The potential deportees include Somalis, Afghans and Chechens who may be sent back to countries without a functioning government and still affected by violence. The Government has insisted those genuinely at risk would not be forced to leave.
  
The lower house on Tuesday rejected amendments that would have softened the mass expulsion plan, presented by the Christian Democrat-led Government. The policy was approved by 83 votes to 57.
  
The move has dealt a blow to the Netherlands' reputation for tolerance and set a tough benchmark for Europe's asylum policies. Immigration has been hotly debated across Europe in recent years, with centrist parties from Austria to Denmark following an agenda set further to the right.
  
A weekend opinion poll showed two-thirds of the population favoured an amnesty for asylum seekers who had lived in the Netherlands for more than five years. "Some of these people... have children who were born there and grew up being Dutch. To then push them out of what has become their own country is a monstrosity," said the Society for Threatened Peoples, a European human rights group.
  
Mass hunger strikes and demonstrations have been threatened in response. One Iranian asylum seeker has sewn up his eyes and mouth in protest. Human Rights Watch said the measure violated international standards.
  
French far-right leader Jean-Marie Le Pen welcomed the move, which he said "proves that good sense is starting to prevail among European governments". Immigration and Integration Minister Rita Verdonk said the policy was "very humane".
  
The law will affect people who arrived in the country before April 2001. The issue has brought bitter confrontation to Dutch politics, which has been more volatile since the party led by the radical populist Pim Fortuyn burst from nowhere to win second place in the 2002 election.
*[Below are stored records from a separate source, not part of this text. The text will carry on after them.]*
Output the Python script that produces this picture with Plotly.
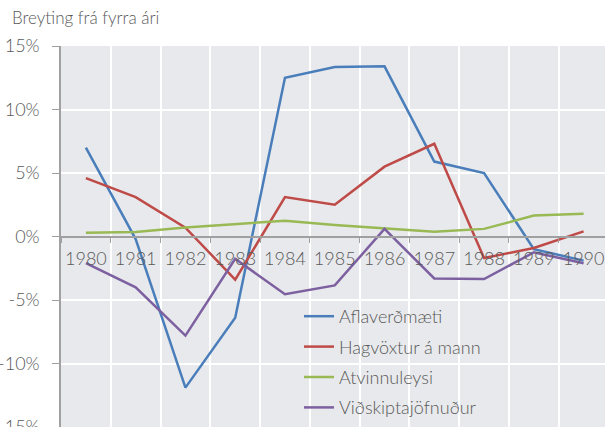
import plotly.graph_objects as go

years = ["1980", "1981", "1982", "1983", "1984", "1985", "1986", "1987", "1988", "1989", "1990"]
aflaverdmaeti = [7.0, -0.2, -11.9, -6.4, 12.5, 13.35, 13.4, 5.9, 5.0, -1.0, -1.9]
hagvoxtur = [4.6, 3.1, 0.7, -3.4, 3.1, 2.5, 5.5, 7.3, -1.7, -0.9, 0.4]
atvinnuleysi = [0.3, 0.35, 0.7, 1.0, 1.25, 0.9, 0.65, 0.37, 0.6, 1.65, 1.8]
vidskiptajofnudur = [-2.1, -4.0, -7.8, -1.75, -4.55, -3.85, 0.6, -3.3, -3.35, -1.25, -2.1]
series_names = ["Aflaverðmæti", "Hagvöxtur á mann", "Atvinnuleysi", "Viðskiptajöfnuður"]
colors = ["#4A7EBB", "#BE4B48", "#98B954", "#7D60A0"]
ytick_vals = [-15, -10, -5, 0, 5, 10, 15]
ytick_text = ["-15%", "-10%", "-5%", "0%", "5%", "10%", "15%"]

xs = list(range(len(years)))
fig = go.Figure()
for i, (name, vals, c) in enumerate(zip(series_names, [aflaverdmaeti, hagvoxtur, atvinnuleysi, vidskiptajofnudur], colors)):
    fig.add_trace(go.Scatter(x=xs, y=vals, mode="lines", name=name, legendgroup=f"g{i}",
                             line=dict(color=c, width=2.5)))

gray = "#595959"
fig.update_layout(
    width=605, height=427,
    margin=dict(l=61, r=0, t=46, b=0, autoexpand=False),
    paper_bgcolor="white",
    plot_bgcolor="#E8E9EC",
    font=dict(family="Lato, Open Sans, sans-serif", color=gray, weight=300),
    title=dict(text="Breyting frá fyrra ári", x=12/605, xanchor="left", xref="container",
               y=1-18/427, yanchor="middle", font=dict(size=17, color=gray, weight=300)),
    showlegend=True,
    legend=dict(x=(299-61)/544, y=(427-298)/381, xanchor="left", yanchor="top",
                traceorder="grouped", tracegroupgap=4,
                bgcolor="rgba(0,0,0,0)", font=dict(size=18, color=gray, weight=300)),
    xaxis=dict(
        range=[-0.5, 10.43], tickmode="array", tickvals=xs, ticktext=years,
        showgrid=False, ticks="", tickfont=dict(size=18, color=gray, weight=300),
        anchor="free", position=0.5, showline=True, linecolor="#A0A0A0", linewidth=1.5,
        ticklabelstandoff=6, zeroline=False, automargin=False,
        minor=dict(tick0=-0.5, dtick=1, showgrid=True, gridcolor="white", gridwidth=1.5,
                   ticks="outside", ticklen=6, tickcolor="#A0A0A0"),
    ),
    yaxis=dict(
        range=[-15, 15], tickmode="array", tickvals=ytick_vals, ticktext=ytick_text,
        showgrid=True, gridcolor="white", gridwidth=1.5, zeroline=False,
        showline=True, linecolor="#A0A0A0", linewidth=1.5, automargin=False,
        ticks="outside", ticklen=7, tickcolor="#A0A0A0", ticklabeloverflow="allow",
        tickfont=dict(size=18, color=gray, weight=300), ticklabelstandoff=9,
    ),
)
fig.write_html("out.html", config={"displayModeBar": False},
               post_script="document.body.style.margin='0px';document.body.style.overflow='hidden';")
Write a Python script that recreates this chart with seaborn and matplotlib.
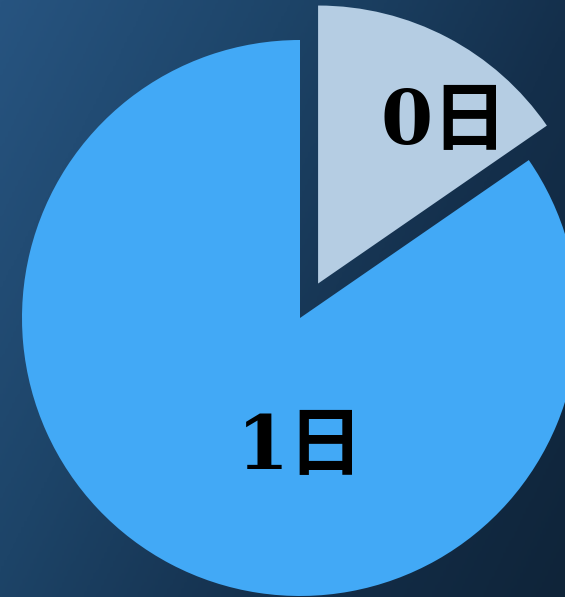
import numpy as np
import matplotlib
matplotlib.use("Agg")
import matplotlib.pyplot as plt
from matplotlib.colors import LinearSegmentedColormap
import seaborn as sns

# data
categories = ["0日", "1日"]
values = [2, 11]
colors = ["#b5cde3", "#42a9f6"]
explode = [0.14, 0.0]

sns.set_theme(style="white")
plt.rcParams['font.family'] = ['DejaVu Serif', 'Noto Sans CJK SC']

fig = plt.figure(figsize=(5.65, 5.97), dpi=100)

# dark blue background (smooth gradient)
bg = fig.add_axes([0, 0, 1, 1], zorder=0)
bg.set_axis_off()
yy, xx = np.mgrid[0:1:200j, 0:1:200j]
grad = 0.65 * xx + 0.35 * yy
cmap = LinearSegmentedColormap.from_list("bg", ["#275480", "#1d4468", "#142f4b", "#0f2439"])
bg.imshow(grad, cmap=cmap, aspect="auto", extent=[0, 1, 0, 1], origin="upper")

ax = fig.add_axes([0, 0, 1, 1], zorder=1)
ax.patch.set_alpha(0)
wedges, _ = ax.pie(values, colors=colors, explode=explode, startangle=90,
                   counterclock=False, radius=1.0,
                   wedgeprops=dict(linewidth=0))

R = 278.0
cx, cy = 300.0, 318.0
ax.set_xlim(-cx / R, (565 - cx) / R)
ax.set_ylim(-(597 - cy) / R, cy / R)
ax.set_aspect("equal")
ax.set_axis_off()

# label positions relative to each wedge centre
label_offsets = [(0.452, 0.574), (0.003, -0.468)]
for w, lab, (dx, dy) in zip(wedges, categories, label_offsets):
    c = w.center
    ax.text(c[0] + dx, c[1] + dy, lab, ha="center", va="center",
            fontsize=54, fontweight="bold", color="black")

fig.savefig("out.png", dpi=100)
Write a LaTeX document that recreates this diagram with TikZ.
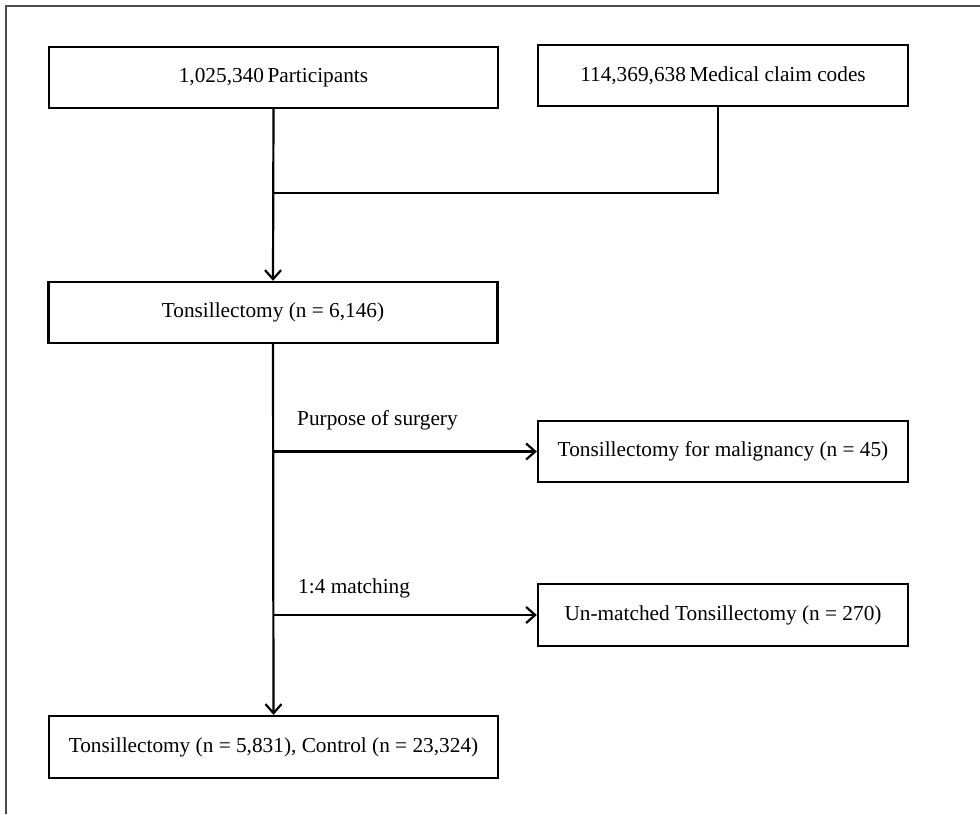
\documentclass[tikz,border=0pt]{standalone}
\usepackage{fontspec}
\setmainfont{Liberation Serif}
\usetikzlibrary{arrows.meta}
\begin{document}
\begin{tikzpicture}[x=1pt,y=-1pt,
  box/.style={draw=black,line width=2.4pt,rectangle,inner sep=0pt,align=center,
    font=\fontsize{21.3}{25}\selectfont},
  leftbox/.style={box,minimum width=449pt,minimum height=61pt},
  rightbox/.style={box,minimum width=370pt,minimum height=61pt},
  conn/.style={draw=black,line width=2.2pt},
  arr/.style={conn,-{Straight Barb[length=9pt,width=16pt,line width=2.2pt]}},
  lbl/.style={anchor=west,inner sep=0pt,font=\fontsize{21.3}{25}\selectfont}]
\useasboundingbox (0,0) rectangle (980,814);
\draw[line width=1.4pt,draw=black!70] (6,814) -- (6,6) -- (980,6);

\node[leftbox] (b1) at (273.5,77.5) {1,025,340\,Participants};
\node[rightbox] (b2) at (723,75.5) {114,369,638\,Medical claim codes};
\node[leftbox] (b3) at (273,312.5) {Tonsillectomy (n = 6,146)};
\node[rightbox] (b4) at (723,451.5) {Tonsillectomy for malignancy (n = 45)};
\node[rightbox,minimum height=62pt] (b5) at (723,615) {Un-matched Tonsillectomy (n = 270)};
\node[leftbox,minimum height=62pt] (b6) at (273.5,747) {Tonsillectomy (n = 5,831), Control (n = 23,324)};

\coordinate (j1) at (273.5,193);
\coordinate (k1) at (273.5,451.5);
\coordinate (k2) at (273.5,615);

\draw[arr] (b1.south) -- (b3.north);
\draw[conn] ([xshift=-5pt]b2.south) |- (j1);
\draw[arr] (b3.south) -- (b6.north);
\draw[arr] (k1) -- (b4.west);
\draw[arr] (k2) -- (b5.west);

\node[lbl] (l1) at (297,420) {Purpose of surgery};
\node[lbl] (l2) at (298,588) {1:4 matching};
\end{tikzpicture}
\end{document}
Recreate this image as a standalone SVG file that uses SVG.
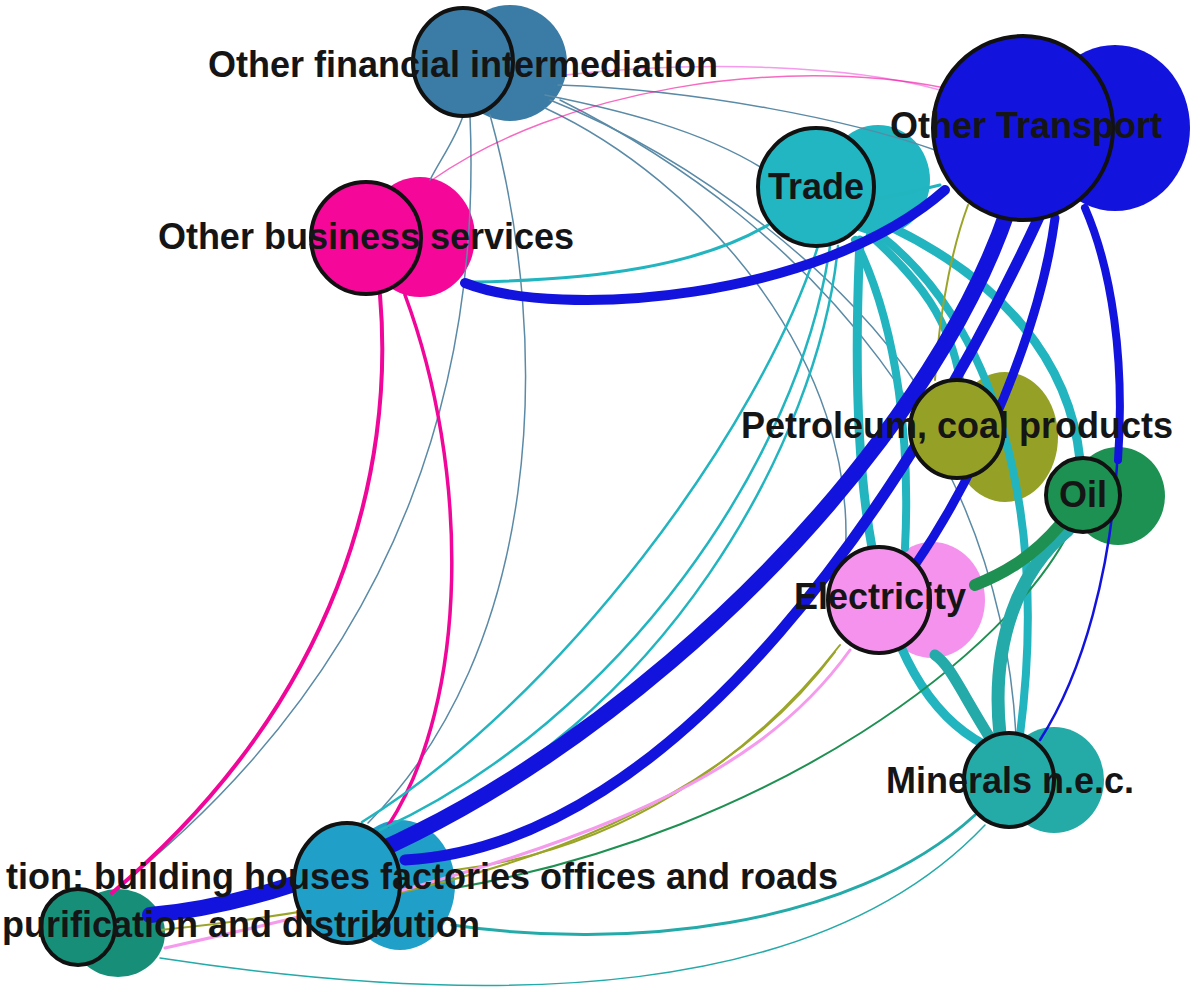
<svg xmlns="http://www.w3.org/2000/svg" width="1200" height="1008" viewBox="0 0 1200 1008">
<style>
.e{fill:none;stroke-linecap:round}
.bl{stroke:#1313de}
.tr{stroke:#22b5c0}
.mn{stroke:#24aaa8}
.oi{stroke:#1e9052}
.ol{stroke:#9aa528}
.el{stroke:#f59aec}
.ob{stroke:#f0079a}
.of{stroke:#5a8aa6}
.ring{stroke:#111;stroke-width:4}
.lbl{font-family:"Liberation Sans",Arial,sans-serif;font-weight:bold;font-size:36px;fill:#151515}
</style>
<rect width="1200" height="1008" fill="#fff"/>
<g id="halos">
<ellipse cx="510" cy="63" rx="57" ry="58" fill="#3a7ca5"/>
<ellipse cx="420" cy="237" rx="55" ry="60" fill="#f5079a"/>
<ellipse cx="878" cy="180" rx="52" ry="55" fill="#21b6c1"/>
<ellipse cx="1115" cy="128" rx="75" ry="83" fill="#1313de"/>
<ellipse cx="1005" cy="437" rx="53" ry="65" fill="#94a126"/>
<ellipse cx="1118" cy="496" rx="47" ry="49" fill="#1c9152"/>
<ellipse cx="932" cy="600" rx="53" ry="58" fill="#f492ee"/>
<ellipse cx="1054" cy="780" rx="50" ry="53" fill="#24aba7"/>
<ellipse cx="400" cy="885" rx="55" ry="65" fill="#20a0c8"/>
<ellipse cx="118" cy="933" rx="47" ry="44" fill="#178f78"/>
</g>
<g id="connectors">
<path class="e of" stroke-width="1.5" d="M463 116 C455 140 440 160 430 180"/>
<path class="e of" stroke-width="1.5" d="M470 116 C480 350 420 650 112 892"/>
<path class="e of" stroke-width="1.5" d="M490 115 C555 350 540 650 368 823"/>
<path class="e of" stroke-width="1.5" d="M545 95 C620 110 700 130 762 168"/>
<path class="e of" stroke-width="1.5" d="M550 100 C700 160 850 280 920 390"/>
<path class="e of" stroke-width="1.5" d="M545 108 C700 180 860 360 845 560"/>
<path class="e of" stroke-width="1.5" d="M560 100 C820 230 1000 450 1016 735"/>
<path class="e of" stroke-width="1.5" d="M558 85 C700 90 850 120 935 150"/>
<path class="e el" stroke-width="1.5" d="M565 75 C700 60 850 65 940 90"/>
<path class="e ob" stroke-width="1.5" stroke-opacity="0.6" d="M432 180 C560 90 780 55 945 88"/>
<path class="e ob" stroke-width="4" d="M380 295 C395 470 340 700 112 893"/>
<path class="e ob" stroke-width="3.5" d="M405 295 C470 470 470 700 388 826"/>
<path class="e tr" stroke-width="3" d="M768 225 C700 265 600 280 470 282"/>
<path class="e tr" stroke-width="2.5" d="M818 246 C760 430 560 700 362 822"/>
<path class="e tr" stroke-width="2.5" d="M830 246 C800 460 620 720 380 830"/>
<path class="e tr" stroke-width="2.5" d="M838 246 C820 440 660 730 395 835"/>
<path class="e tr" stroke-width="3" d="M870 200 C900 195 920 190 940 185"/>
<path class="e tr" stroke-width="8" d="M855 240 C900 330 910 450 905 548"/>
<path class="e tr" stroke-width="8" d="M870 235 C920 280 950 320 960 380"/>
<path class="e tr" stroke-width="9" d="M893 228 C1000 280 1070 360 1080 460"/>
<path class="e tr" stroke-width="8" d="M880 235 C990 320 1050 500 1020 735"/>
<path class="e tr" stroke-width="9" d="M860 240 C850 450 860 680 985 745"/>
<path class="e ol" stroke-width="2" d="M935 380 C940 300 955 240 968 205"/>
<path class="e ol" stroke-width="2" d="M840 645 C750 760 620 850 455 870"/>
<path class="e ol" stroke-width="2" d="M835 652 C740 780 560 890 160 930"/>
<path class="e el" stroke-width="3" d="M850 650 C750 790 560 860 165 948"/>
<path class="e oi" stroke-width="2" d="M1070 530 C1010 650 780 830 455 888"/>
<path class="e mn" stroke-width="11" d="M990 738 C960 690 950 665 935 655"/>
<path class="e mn" stroke-width="13" d="M1000 735 C990 640 1020 570 1068 530"/>
<path class="e mn" stroke-width="3" d="M975 815 C850 930 620 950 452 925"/>
<path class="e mn" stroke-width="1.5" d="M985 825 C820 1000 500 1010 160 958"/>
<path class="e oi" stroke-width="12" d="M1060 525 C1030 560 1000 575 975 585"/>
<path class="e bl" stroke-width="10" d="M945 190 C820 300 560 320 465 283"/>
<path class="e bl" stroke-width="16" d="M1008 210 C908 505 494 884 150 915"/>
<path class="e bl" stroke-width="11" d="M1040 215 C916 484 680 845 405 860"/>
<path class="e bl" stroke-width="9" d="M1055 218 C1040 330 980 470 915 565"/>
<path class="e bl" stroke-width="2.5" d="M1085 208 C1140 330 1130 600 1040 740"/>
<path class="e bl" stroke-width="8" d="M1085 208 C1112 270 1125 360 1118 460"/>
</g>
<g id="n-ofi"><ellipse class="ring" cx="463" cy="62" rx="50" ry="54" fill="#3a7ca5"/></g>
<g id="n-obs"><ellipse class="ring" cx="366" cy="238" rx="55" ry="56" fill="#f5079a"/></g>
<g id="n-trade"><ellipse class="ring" cx="816" cy="187" rx="58" ry="59" fill="#21b6c1"/></g>
<g id="n-ot"><ellipse class="ring" cx="1023" cy="128" rx="90" ry="92" fill="#1313de"/></g>
<g id="n-petro"><ellipse class="ring" cx="957" cy="429" rx="47" ry="49" fill="#94a126"/></g>
<g id="n-oil"><ellipse class="ring" cx="1083" cy="495" rx="37" ry="37" fill="#1c9152"/></g>
<g id="n-elec"><ellipse class="ring" cx="879" cy="600" rx="51" ry="53" fill="#f492ee"/></g>
<g id="n-min"><ellipse class="ring" cx="1009" cy="780" rx="45" ry="47" fill="#24aba7"/></g>
<g id="n-cons"><ellipse class="ring" cx="347" cy="883" rx="53" ry="60" fill="#20a0c8"/></g>
<g id="n-water"><ellipse class="ring" cx="78" cy="927" rx="37" ry="38" fill="#178f78"/></g>
<g id="labels">
<text class="lbl" x="463" y="77" text-anchor="middle">Other financial intermediation</text>
<text class="lbl" x="366" y="249" text-anchor="middle">Other business services</text>
<text class="lbl" x="816" y="199" text-anchor="middle">Trade</text>
<text class="lbl" x="1026" y="138" text-anchor="middle">Other Transport</text>
<text class="lbl" x="957" y="438" text-anchor="middle">Petroleum, coal products</text>
<text class="lbl" x="1083" y="507" text-anchor="middle">Oil</text>
<text class="lbl" x="880" y="609" text-anchor="middle">Electricity</text>
<text class="lbl" x="1010" y="793" text-anchor="middle">Minerals n.e.c.</text>
<text class="lbl" x="6" y="889">tion: building houses factories offices and roads</text>
<text class="lbl" x="2" y="937">purification and distribution</text>
</g>
</svg>
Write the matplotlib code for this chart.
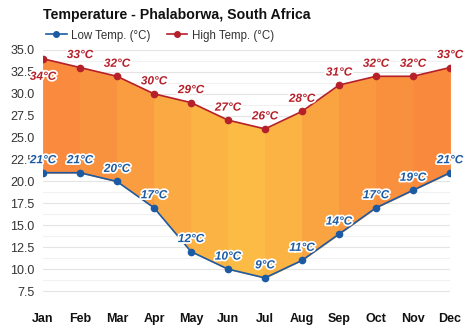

Mr Fortuyn, who highlighted mounting antipathy to Muslims, was assassinated just days before the election.
  
The coalition Government, led by Jan Pieter Balkenende, has defended its stance by saying the measure was outlined in its election manifesto and that Dutch voters gave it a large majority last year.
  
A number of deportation centres, where entire families are detained before being forced on to flights home, have already opened.
  
- agencies
  
London.February 19, 2004.
  
"Blair to curb migrants" (The Telegraph / UK)
  
Britain's cabinet has agreed to emergency measures to curb a possible influx of migrants from eastern Europe when the European Union admits 10 new countries in May. Ministers were summoned to Prime Minister Tony Blair's home midway through the Commons' half-term recess to finalise measures tightening up eligibility to welfare benefits and controlling the inflow of workers.
  
Britain and Ireland are the only EU countries to allow 73 million people from states such as Poland, Lithuania and the Czech Republic an unrestricted right to work from May 1. Mr Blair has come under strong political pressure from Conservative Party leader Michael Howard to follow other major EU states in limiting work and benefit entitlement for a transitional period.
  
The Conservatives say the Government is in a mess only weeks before EU enlargement. They have urged introduction of a work permit system that would allow people to come to Britain in a controlled manner.